**What to work on**
Select the lines of the records containing the word "chart" and list them.

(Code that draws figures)
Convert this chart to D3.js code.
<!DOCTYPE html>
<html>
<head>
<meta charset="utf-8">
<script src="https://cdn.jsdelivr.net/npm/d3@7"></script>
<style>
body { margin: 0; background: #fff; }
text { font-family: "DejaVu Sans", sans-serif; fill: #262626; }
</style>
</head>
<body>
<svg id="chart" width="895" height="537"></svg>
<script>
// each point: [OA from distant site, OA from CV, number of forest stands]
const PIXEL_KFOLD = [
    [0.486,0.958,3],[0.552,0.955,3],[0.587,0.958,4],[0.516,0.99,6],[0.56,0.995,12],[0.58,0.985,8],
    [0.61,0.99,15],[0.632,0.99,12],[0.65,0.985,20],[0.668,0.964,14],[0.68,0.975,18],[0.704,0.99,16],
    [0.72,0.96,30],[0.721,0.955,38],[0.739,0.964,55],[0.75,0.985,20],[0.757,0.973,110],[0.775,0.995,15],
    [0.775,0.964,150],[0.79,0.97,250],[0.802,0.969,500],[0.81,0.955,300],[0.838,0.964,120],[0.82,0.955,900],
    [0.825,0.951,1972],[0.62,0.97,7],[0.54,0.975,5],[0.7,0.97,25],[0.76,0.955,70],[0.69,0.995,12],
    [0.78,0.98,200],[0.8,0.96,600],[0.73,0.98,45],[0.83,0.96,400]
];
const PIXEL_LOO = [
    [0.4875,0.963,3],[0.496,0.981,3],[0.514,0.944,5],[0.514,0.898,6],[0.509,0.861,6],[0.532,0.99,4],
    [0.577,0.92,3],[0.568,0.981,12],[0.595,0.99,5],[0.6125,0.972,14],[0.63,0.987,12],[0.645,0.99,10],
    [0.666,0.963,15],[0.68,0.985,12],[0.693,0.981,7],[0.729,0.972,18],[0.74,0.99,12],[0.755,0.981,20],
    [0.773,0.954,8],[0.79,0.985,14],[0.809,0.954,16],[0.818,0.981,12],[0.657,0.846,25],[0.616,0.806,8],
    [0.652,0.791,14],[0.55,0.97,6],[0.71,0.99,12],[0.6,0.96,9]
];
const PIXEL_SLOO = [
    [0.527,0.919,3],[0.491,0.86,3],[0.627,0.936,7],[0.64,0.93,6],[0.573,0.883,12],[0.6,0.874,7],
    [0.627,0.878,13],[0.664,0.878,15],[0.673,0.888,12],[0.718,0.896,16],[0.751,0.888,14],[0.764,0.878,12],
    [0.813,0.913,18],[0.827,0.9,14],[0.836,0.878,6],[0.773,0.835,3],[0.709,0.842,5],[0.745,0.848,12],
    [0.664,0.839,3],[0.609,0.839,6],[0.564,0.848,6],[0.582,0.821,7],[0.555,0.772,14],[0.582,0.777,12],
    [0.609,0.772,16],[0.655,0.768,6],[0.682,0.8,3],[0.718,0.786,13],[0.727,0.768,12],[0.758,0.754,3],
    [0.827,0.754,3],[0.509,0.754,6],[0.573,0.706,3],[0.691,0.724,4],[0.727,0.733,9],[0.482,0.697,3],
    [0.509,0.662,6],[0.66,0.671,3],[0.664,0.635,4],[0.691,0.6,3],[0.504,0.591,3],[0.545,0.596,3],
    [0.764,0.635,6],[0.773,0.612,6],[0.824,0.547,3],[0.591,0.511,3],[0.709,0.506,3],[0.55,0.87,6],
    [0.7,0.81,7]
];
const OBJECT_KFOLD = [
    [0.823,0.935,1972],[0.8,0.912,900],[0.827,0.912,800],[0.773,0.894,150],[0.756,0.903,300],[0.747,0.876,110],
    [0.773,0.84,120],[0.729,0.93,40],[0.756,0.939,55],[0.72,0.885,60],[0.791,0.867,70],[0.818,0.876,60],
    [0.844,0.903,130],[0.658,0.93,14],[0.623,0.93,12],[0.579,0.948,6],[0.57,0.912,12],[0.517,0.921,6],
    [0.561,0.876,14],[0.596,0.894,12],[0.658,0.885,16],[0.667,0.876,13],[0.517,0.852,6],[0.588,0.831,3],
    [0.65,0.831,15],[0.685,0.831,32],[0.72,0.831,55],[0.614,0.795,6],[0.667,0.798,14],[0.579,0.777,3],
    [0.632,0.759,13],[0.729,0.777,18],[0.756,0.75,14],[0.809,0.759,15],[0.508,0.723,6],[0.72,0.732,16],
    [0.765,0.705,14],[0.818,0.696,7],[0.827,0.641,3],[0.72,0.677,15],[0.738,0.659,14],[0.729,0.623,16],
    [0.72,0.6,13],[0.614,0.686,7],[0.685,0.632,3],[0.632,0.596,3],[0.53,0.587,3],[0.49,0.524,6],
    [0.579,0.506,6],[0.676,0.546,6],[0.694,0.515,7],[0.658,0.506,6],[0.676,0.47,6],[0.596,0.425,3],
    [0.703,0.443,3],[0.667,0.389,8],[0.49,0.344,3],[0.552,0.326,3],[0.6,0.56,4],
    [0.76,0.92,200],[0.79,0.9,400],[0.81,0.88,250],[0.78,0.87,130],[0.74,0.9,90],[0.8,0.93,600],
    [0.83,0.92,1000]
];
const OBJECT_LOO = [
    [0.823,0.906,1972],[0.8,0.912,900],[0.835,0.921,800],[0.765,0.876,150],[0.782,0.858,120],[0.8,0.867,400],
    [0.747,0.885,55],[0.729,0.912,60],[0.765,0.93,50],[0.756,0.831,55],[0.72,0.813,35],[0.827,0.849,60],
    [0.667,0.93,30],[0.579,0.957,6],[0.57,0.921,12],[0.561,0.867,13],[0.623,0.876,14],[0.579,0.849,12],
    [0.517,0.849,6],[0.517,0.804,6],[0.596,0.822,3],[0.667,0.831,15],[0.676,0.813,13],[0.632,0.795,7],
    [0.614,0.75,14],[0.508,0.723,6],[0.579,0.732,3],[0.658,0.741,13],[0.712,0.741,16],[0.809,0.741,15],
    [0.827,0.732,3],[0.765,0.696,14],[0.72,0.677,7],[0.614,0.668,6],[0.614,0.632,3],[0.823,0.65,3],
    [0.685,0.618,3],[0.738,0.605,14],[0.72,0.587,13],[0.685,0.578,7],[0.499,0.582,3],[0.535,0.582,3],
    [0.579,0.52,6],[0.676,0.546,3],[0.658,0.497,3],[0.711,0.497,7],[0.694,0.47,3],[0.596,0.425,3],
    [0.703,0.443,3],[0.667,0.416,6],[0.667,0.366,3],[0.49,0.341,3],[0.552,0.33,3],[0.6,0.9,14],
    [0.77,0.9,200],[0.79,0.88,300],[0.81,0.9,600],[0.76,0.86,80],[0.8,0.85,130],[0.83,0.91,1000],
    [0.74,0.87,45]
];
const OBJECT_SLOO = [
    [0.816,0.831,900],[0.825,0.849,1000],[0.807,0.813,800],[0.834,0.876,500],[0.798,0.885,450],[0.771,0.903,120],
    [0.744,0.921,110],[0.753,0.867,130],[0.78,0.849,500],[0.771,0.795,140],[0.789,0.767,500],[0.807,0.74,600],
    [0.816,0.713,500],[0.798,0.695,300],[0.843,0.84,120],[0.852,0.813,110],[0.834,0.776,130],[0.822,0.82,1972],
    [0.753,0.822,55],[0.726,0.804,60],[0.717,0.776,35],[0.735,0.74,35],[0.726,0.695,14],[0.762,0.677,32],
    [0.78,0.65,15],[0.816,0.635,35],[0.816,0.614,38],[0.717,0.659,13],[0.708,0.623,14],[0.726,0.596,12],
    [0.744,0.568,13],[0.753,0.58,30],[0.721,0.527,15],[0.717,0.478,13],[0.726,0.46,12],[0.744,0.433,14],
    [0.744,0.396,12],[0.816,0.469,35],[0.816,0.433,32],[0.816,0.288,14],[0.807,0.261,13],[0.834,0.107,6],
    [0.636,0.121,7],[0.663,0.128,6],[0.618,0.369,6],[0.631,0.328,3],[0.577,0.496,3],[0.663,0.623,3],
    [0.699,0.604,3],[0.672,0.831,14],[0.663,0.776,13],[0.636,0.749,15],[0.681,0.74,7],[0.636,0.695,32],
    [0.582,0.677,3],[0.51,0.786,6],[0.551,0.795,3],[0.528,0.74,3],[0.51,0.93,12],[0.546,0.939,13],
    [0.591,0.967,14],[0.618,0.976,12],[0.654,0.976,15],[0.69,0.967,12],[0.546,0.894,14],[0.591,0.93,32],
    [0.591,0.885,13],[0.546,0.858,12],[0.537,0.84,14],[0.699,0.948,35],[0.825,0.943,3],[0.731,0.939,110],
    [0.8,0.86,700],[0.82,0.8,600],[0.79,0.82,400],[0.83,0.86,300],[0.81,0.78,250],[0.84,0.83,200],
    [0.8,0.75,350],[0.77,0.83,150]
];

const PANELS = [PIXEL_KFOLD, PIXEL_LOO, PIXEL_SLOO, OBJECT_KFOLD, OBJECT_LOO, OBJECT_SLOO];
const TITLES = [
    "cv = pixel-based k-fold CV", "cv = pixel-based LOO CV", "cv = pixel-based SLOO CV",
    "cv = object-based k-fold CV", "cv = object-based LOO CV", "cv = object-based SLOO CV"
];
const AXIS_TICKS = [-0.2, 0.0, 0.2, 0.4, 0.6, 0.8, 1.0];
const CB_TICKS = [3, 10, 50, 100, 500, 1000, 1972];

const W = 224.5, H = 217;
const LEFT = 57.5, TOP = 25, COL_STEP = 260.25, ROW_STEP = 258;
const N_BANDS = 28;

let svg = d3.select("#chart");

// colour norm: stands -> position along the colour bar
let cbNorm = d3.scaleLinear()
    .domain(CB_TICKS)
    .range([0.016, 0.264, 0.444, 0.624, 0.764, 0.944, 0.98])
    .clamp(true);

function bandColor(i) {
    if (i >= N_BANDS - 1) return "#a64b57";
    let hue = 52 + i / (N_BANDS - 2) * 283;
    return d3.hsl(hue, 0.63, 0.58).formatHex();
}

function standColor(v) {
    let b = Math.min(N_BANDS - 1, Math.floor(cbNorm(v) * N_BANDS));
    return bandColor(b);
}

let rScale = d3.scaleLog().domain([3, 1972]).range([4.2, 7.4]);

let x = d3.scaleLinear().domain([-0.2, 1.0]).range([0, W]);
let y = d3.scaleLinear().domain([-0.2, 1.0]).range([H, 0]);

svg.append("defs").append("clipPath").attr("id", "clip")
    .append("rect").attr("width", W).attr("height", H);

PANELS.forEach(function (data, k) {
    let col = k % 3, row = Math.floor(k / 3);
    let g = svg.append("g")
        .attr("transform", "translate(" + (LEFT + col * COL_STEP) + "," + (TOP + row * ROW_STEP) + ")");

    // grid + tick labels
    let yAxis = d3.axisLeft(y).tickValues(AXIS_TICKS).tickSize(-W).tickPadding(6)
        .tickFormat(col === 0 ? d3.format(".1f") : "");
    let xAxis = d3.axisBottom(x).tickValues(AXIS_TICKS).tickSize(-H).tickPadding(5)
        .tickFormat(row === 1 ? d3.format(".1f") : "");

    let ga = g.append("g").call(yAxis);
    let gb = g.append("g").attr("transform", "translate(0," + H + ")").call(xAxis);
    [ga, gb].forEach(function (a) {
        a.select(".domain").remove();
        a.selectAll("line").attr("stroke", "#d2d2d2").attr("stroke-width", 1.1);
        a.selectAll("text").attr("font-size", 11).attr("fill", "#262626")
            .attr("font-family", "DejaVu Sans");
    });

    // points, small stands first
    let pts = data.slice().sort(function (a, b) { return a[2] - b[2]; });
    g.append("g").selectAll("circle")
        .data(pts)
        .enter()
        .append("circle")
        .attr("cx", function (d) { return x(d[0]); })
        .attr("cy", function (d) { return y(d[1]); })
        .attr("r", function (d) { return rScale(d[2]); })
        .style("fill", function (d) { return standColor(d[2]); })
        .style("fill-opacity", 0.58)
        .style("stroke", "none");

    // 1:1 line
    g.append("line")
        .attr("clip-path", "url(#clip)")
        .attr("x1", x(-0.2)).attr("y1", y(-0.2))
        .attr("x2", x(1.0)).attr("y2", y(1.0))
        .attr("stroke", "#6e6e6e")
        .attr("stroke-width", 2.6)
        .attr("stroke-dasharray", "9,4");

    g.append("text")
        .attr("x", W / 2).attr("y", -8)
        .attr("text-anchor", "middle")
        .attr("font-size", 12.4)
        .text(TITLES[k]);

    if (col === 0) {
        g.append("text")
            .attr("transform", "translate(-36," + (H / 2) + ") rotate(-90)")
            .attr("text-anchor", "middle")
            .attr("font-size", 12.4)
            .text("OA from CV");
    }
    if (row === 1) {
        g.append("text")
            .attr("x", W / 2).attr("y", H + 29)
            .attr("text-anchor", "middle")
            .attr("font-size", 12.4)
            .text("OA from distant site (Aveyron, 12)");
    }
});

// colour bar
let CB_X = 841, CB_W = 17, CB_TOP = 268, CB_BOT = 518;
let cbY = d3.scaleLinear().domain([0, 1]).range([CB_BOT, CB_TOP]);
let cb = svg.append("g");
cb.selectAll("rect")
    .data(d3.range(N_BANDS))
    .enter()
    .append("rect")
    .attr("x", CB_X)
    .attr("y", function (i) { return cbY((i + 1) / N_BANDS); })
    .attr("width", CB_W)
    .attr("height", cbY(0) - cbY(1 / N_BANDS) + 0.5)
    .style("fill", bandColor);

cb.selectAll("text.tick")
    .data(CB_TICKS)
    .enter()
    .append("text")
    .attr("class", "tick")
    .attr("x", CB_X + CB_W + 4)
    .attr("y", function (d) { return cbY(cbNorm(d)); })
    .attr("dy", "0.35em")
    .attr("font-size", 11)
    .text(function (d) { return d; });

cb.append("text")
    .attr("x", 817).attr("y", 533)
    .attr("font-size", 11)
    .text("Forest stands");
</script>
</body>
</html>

==

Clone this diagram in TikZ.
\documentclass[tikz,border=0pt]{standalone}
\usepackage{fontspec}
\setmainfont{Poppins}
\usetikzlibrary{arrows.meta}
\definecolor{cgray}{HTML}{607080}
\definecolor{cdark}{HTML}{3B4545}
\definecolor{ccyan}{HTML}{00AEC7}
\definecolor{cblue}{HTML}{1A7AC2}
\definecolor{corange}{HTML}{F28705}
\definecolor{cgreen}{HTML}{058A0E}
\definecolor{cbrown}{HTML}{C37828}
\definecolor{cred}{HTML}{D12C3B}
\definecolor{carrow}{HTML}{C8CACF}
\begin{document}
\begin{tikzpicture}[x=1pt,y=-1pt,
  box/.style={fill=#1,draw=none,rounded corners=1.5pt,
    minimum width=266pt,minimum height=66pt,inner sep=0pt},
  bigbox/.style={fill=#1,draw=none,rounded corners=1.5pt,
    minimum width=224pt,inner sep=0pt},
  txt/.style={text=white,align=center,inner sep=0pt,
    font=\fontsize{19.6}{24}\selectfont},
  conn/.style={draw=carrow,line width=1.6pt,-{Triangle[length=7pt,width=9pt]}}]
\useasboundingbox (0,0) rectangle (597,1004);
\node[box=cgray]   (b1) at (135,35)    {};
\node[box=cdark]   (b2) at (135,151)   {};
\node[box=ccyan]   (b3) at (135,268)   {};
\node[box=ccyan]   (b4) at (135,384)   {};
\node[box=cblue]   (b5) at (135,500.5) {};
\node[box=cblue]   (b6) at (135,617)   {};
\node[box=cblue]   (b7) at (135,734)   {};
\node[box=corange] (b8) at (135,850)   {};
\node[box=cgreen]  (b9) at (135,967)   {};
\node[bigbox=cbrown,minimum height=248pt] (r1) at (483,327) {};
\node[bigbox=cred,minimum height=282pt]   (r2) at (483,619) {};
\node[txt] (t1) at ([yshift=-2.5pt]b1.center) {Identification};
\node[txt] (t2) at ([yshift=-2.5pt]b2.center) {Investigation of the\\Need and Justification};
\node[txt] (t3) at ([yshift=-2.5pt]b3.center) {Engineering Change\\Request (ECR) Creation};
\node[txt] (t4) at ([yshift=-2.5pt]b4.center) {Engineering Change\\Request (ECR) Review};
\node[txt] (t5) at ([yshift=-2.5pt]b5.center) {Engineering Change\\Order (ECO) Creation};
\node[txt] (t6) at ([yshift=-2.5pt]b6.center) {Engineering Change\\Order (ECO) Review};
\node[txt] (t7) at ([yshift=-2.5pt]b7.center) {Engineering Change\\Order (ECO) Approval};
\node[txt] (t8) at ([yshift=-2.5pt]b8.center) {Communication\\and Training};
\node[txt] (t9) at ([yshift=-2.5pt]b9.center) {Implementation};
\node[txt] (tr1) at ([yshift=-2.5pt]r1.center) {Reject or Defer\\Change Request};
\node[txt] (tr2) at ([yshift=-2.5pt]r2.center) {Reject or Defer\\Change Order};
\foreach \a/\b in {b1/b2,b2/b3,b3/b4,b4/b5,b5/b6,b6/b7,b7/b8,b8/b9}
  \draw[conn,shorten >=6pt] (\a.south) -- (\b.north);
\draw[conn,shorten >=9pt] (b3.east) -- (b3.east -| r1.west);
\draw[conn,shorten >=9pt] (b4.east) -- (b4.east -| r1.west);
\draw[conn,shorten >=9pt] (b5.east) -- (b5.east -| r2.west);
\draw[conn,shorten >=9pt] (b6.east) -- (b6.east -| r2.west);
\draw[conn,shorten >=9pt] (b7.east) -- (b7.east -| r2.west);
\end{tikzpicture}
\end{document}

**Response**
Convert this chart to D3.js code.
<svg id="chart" width="895" height="537"></svg>
let svg = d3.select("#chart");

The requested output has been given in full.